Escalier du château de Valldemosa.

À Majorque comme à Venise, les vins liquoreux sont abondants et exquis. Nous avions pour ordinaire du moscatel aussi bon et aussi peu cher que le Chypre qu’on boit sur le littoral de l’Adriatique. Mais les vins rouges, dont la préparation est un art véritable, inconnu aux Majorquins, sont durs, noirs, brûlants, chargés d’alcool, et d’un prix plus élevé que notre plus simple ordinaire de France. Tous ces vins chauds et capiteux étaient fort contraires à notre malade, et même à nous, à telles enseignes que nous bûmes presque toujours de l’eau, qui était excellente. Je ne sais si c’est à la pureté de cette eau de source qu’il faut attribuer un fait dont nous fîmes bientôt la remarque : nos dents avaient acquis une blancheur que tout l’art des parfumeurs ne saurait donner aux Parisiens les plus recherchés. La cause en fut peut-être dans notre sobriété forcée. N’ayant pas de beurre, et ne pouvant supporter la graisse, l’huile nauséeuse et les procédés incendiaires de la cuisine indigène, nous vivions de viande fort maigre, de poisson et de légumes, le tout assaisonné, en fait de sauce, de l’eau du torrent à laquelle nous avions parfois le sybaritisme de mêler le jus d’une orange verte fraîchement cueillie dans notre parterre. En revanche, nous avions des desserts splendides : des patates de Malaga et des courges de Valence confites, et du raisin digne de la terre de Chanaan. Ce raisin, blanc ou rose, est oblong, et couvert d’une pellicule un peu épaisse, qui aide à sa conservation pendant toute l’année.

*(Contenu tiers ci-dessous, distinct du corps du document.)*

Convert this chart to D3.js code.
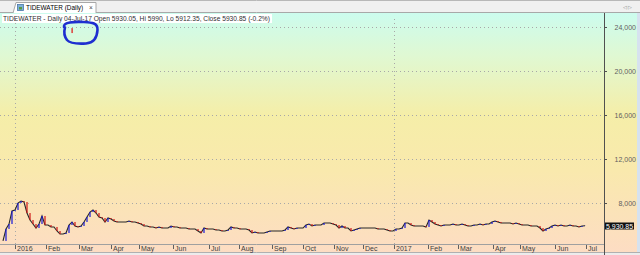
<!DOCTYPE html>
<html><head><meta charset="utf-8">
<script src="https://cdn.jsdelivr.net/npm/d3@7/dist/d3.min.js"></script>
<style>html,body{margin:0;padding:0;background:#fff;overflow:hidden}svg{display:block}</style>
</head><body>
<svg id="c" width="640" height="255"></svg>
<script>
// ---- DATA ----
const title = "TIDEWATER - Daily 04-Jul-17 Open 5930.05, Hi 5990, Lo 5912.35, Close 5930.85 (-0.2%)";
const tabLabel = "TIDEWATER (Daily)";
// closing prices, one sample per ~2 trading days (Dec-2015 .. 04-Jul-2017)
const closes = [
 4550,5640,6090,7275,7365,8000,8180,8090,7090,6455,
 6090,5725,6090,6820,6000,6000,5820,5820,5455,5180,
 5180,5275,6000,6275,5910,5820,5910,6275,6725,7180,
 7365,7090,6725,6635,6275,6635,6545,6365,6275,6275,
 6275,6275,6365,6275,6275,6180,6090,5910,5910,5820,
 5820,5725,5820,5725,5725,5725,5910,5820,5820,5725,
 5725,5725,5635,5635,5635,5455,5275,5725,5635,5635,
 5635,5545,5545,5455,5455,5545,5820,5725,5725,5635,
 5635,5635,5545,5275,5365,5275,5275,5275,5365,5455,
 5455,5455,5455,5455,5545,5820,5725,5635,5725,5725,
 5725,6000,6090,5910,6000,6000,6000,6180,6180,6180,
 6090,6000,5725,5910,5725,5725,5455,5545,5635,5725,
 5725,5725,5725,5725,5725,5635,5635,5635,5545,5455,
 5455,5635,5635,5725,6180,6180,6000,5910,5910,5910,
 5910,5820,6455,6275,6090,6000,5910,6000,6000,6000,
 6090,6000,6000,6090,6000,5910,5910,6000,6000,6090,
 6000,6090,6090,6275,6365,6275,6180,6180,6180,6180,
 6090,6180,6090,6000,6000,6000,5910,5910,5910,5725,
 5455,5635,5725,5910,6000,5910,6000,5910,5910,6000,
 5910,5910,5820,5910,5930.85
];
// erroneous spike bar (circled in the reference)
const spikeIdx = [23];
const spikeHi = [23900];
const spikeLo = [23450];
const monthLabels = ["2016","Feb","Mar","Apr","May","Jun","Jul","Aug","Sep","Oct","Nov","Dec","2017","Feb","Mar","Apr","May","Jun","Jul"];
const monthPos = [4,14.3,25.3,36,45.2,56.8,68.5,78.8,89.6,100.1,110.3,120.1,130.3,141.5,151.5,163.2,172.3,184,194.3];
const yearPos = [4,130.3];
const yTicks = [8000,12000,16000,20000,24000];
const lastClose = 5930.85;

// ---- DRAW ----
const svg = d3.select("#c");
const W = 640, H = 255;
const plotL = 0, plotR = 604, plotT = 13, plotB = 244;
const x = d3.scaleLinear().domain([0, closes.length - 1]).range([3, 585]);
const y = d3.scaleLinear().domain([8000, 24000]).range([203, 27]);
const font = "'Liberation Sans', Arial, sans-serif";

const defs = svg.append("defs");
const g = defs.append("linearGradient").attr("id","bg").attr("x1",0).attr("y1",0).attr("x2",0).attr("y2",1);
[[0,"#ccfcee"],[0.18,"#e0f8d2"],[0.42,"#f5eea8"],[0.65,"#f9e9ad"],[1,"#fddcc4"]].forEach(s=>g.append("stop").attr("offset",s[0]).attr("stop-color",s[1]));

svg.append("rect").attr("x",0).attr("y",plotT).attr("width",W).attr("height",H-plotT).attr("fill","url(#bg)");

// top tab bar
svg.append("rect").attr("x",0).attr("y",0).attr("width",W).attr("height",plotT).attr("fill","#f0f0f0");
svg.append("line").attr("x1",0).attr("x2",W).attr("y1",0.5).attr("y2",0.5).attr("stroke","#b8b8b8");
svg.append("line").attr("x1",0).attr("x2",W).attr("y1",12.5).attr("y2",12.5).attr("stroke","#a8a8a8");
svg.append("path").attr("d","M13,13 L16,2.5 L96,2.5 L96,13").attr("fill","#ffffff").attr("stroke","#a8a8a8");
svg.append("rect").attr("x",17.5).attr("y",4.5).attr("width",6).attr("height",6).attr("fill","#7fb0d8").attr("stroke","#4a78a8").attr("stroke-width",0.8);
svg.append("rect").attr("x",19).attr("y",7).attr("width",3).attr("height",2.5).attr("fill","#5a9a40");
svg.append("text").attr("x",26).attr("y",10).attr("font-family",font).attr("font-size",6.4).attr("fill","#000000").text(tabLabel);
svg.append("text").attr("x",89).attr("y",9.5).attr("font-family",font).attr("font-size",6.5).attr("fill","#404040").text("×");
svg.append("text").attr("x",623).attr("y",8.5).attr("font-family",font).attr("font-size",5).attr("fill","#808080").text("◁ ▷");
svg.append("rect").attr("x",637).attr("y",plotT).attr("width",3).attr("height",H-plotT).attr("fill","#d6e2ef");

// grid
svg.append("g").selectAll("line").data(yTicks).join("line")
  .attr("x1",plotL).attr("x2",plotR-3).attr("y1",d=>Math.round(y(d))+0.5).attr("y2",d=>Math.round(y(d))+0.5)
  .attr("stroke","#a8a8a8").attr("stroke-dasharray","1,3");
svg.append("g").selectAll("line").data(yearPos).join("line")
  .attr("x1",d=>Math.round(x(d))+0.5).attr("x2",d=>Math.round(x(d))+0.5).attr("y1",plotT+6).attr("y2",plotB)
  .attr("stroke","#a8a8a8").attr("stroke-dasharray","1,3");

// bottom axis
svg.append("line").attr("x1",0).attr("x2",plotR).attr("y1",plotB+0.5).attr("y2",plotB+0.5).attr("stroke","#a0a0a0");
svg.append("rect").attr("x",0).attr("y",253).attr("width",W).attr("height",2).attr("fill","#ececec");
svg.append("line").attr("x1",0).attr("x2",W).attr("y1",252.5).attr("y2",252.5).attr("stroke","#b0b0b0");
const xa = svg.append("g");
xa.selectAll("line").data(monthPos).join("line")
  .attr("x1",d=>Math.round(x(d))+0.5).attr("x2",d=>Math.round(x(d))+0.5).attr("y1",245).attr("y2",249).attr("stroke","#606060");
xa.selectAll("text").data(monthLabels).join("text")
  .attr("x",(d,i)=>Math.round(x(monthPos[i]))+2).attr("y",251).attr("font-family",font).attr("font-size",7).attr("fill","#404040").text(d=>d);

// right axis
svg.append("line").attr("x1",plotR+0.5).attr("x2",plotR+0.5).attr("y1",plotT).attr("y2",H).attr("stroke","#505050");
const ya = svg.append("g");
ya.selectAll("line").data(yTicks).join("line")
  .attr("x1",plotR).attr("x2",plotR+3).attr("y1",d=>Math.round(y(d))+0.5).attr("y2",d=>Math.round(y(d))+0.5).attr("stroke","#505050");
ya.selectAll("text").data(yTicks).join("text")
  .attr("x",636).attr("y",d=>y(d)+2.5).attr("text-anchor","end").attr("font-family",font).attr("font-size",7).attr("fill","#606060")
  .text(d=>d3.format(",")(d));
const ly = y(lastClose);
svg.append("rect").attr("x",605).attr("y",Math.round(ly)-3.5).attr("width",29).attr("height",7).attr("fill","#101010");
svg.append("text").attr("x",619.5).attr("y",Math.round(ly)+2.5).attr("text-anchor","middle").attr("font-family",font).attr("font-size",7).attr("fill","#ffffff")
  .attr("textLength",27).attr("lengthAdjust","spacingAndGlyphs").text(d3.format(",.2f")(lastClose));

// price line + bodies
const line = d3.line().x((d,i)=>x(i)).y(d=>y(d));
svg.append("path").datum(closes).attr("d",line).attr("fill","none").attr("stroke","#262626").attr("stroke-width",1.1);
svg.append("g").selectAll("rect").data(closes.slice(1)).join("rect")
  .attr("x",(d,i)=>x(i+1)-0.6).attr("width",1.2)
  .attr("y",(d,i)=>Math.min(y(d),y(closes[i])))
  .attr("height",(d,i)=>Math.abs(y(d)-y(closes[i])))
  .attr("fill",(d,i)=>d>=closes[i]?"#1a1ad8":"#d01818");
svg.append("g").selectAll("rect").data(spikeIdx).join("rect")
  .attr("x",d=>x(d)-0.5).attr("width",1.2)
  .attr("y",(d,i)=>y(spikeHi[i])).attr("height",(d,i)=>y(spikeLo[i])-y(spikeHi[i]))
  .attr("fill","#e01010");

// title
const tt = svg.append("text").attr("x",3).attr("y",21).attr("font-family",font).attr("font-size",7).attr("fill","#303030")
  .attr("textLength",267).attr("lengthAdjust","spacingAndGlyphs").text(title);
svg.insert("rect","text").attr("x",2).attr("y",14).attr("width",270).attr("height",9).attr("fill","#ffffff");
tt.raise();

// hand-drawn annotation circle
svg.append("path")
  .attr("d","M64,27 C63,22 74,21.5 84,22 C92,22.5 98,23 97.5,30 C97,38 93,43 86,43.5 C78,44 70,43.5 67,40 C64,36 64,31 65,27.5")
  .attr("fill","none").attr("stroke","#1e2ed0").attr("stroke-width",2.6).attr("stroke-linecap","round");
</script>
</body></html>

Il est exquis, et on en peut manger tant qu’on veut sans éprouver le gonflement d’estomac que donne le nôtre. Le raisin de Fontainebleau est aqueux et frais ; celui de Majorque est sucré et charnu. Dans l’un il y a à manger, dans l’autre à boire. Ces grappes, dont quelques-unes pesaient de vingt à vingt-cinq livres, eussent fait l’admiration d’un peintre. C’était notre ressource dans les temps de disette. Les paysans croyaient nous le vendre fort cher en nous le faisant payer quatre fois sa valeur ; mais ils ne savaient pas que, comparativement au nôtre, ce n’était rien encore ; et nous avions le plaisir de nous moquer les uns des autres. Quant aux figues de cactus, nous n’eûmes pas de discussion : c’est bien le plus détestable fruit que je sache.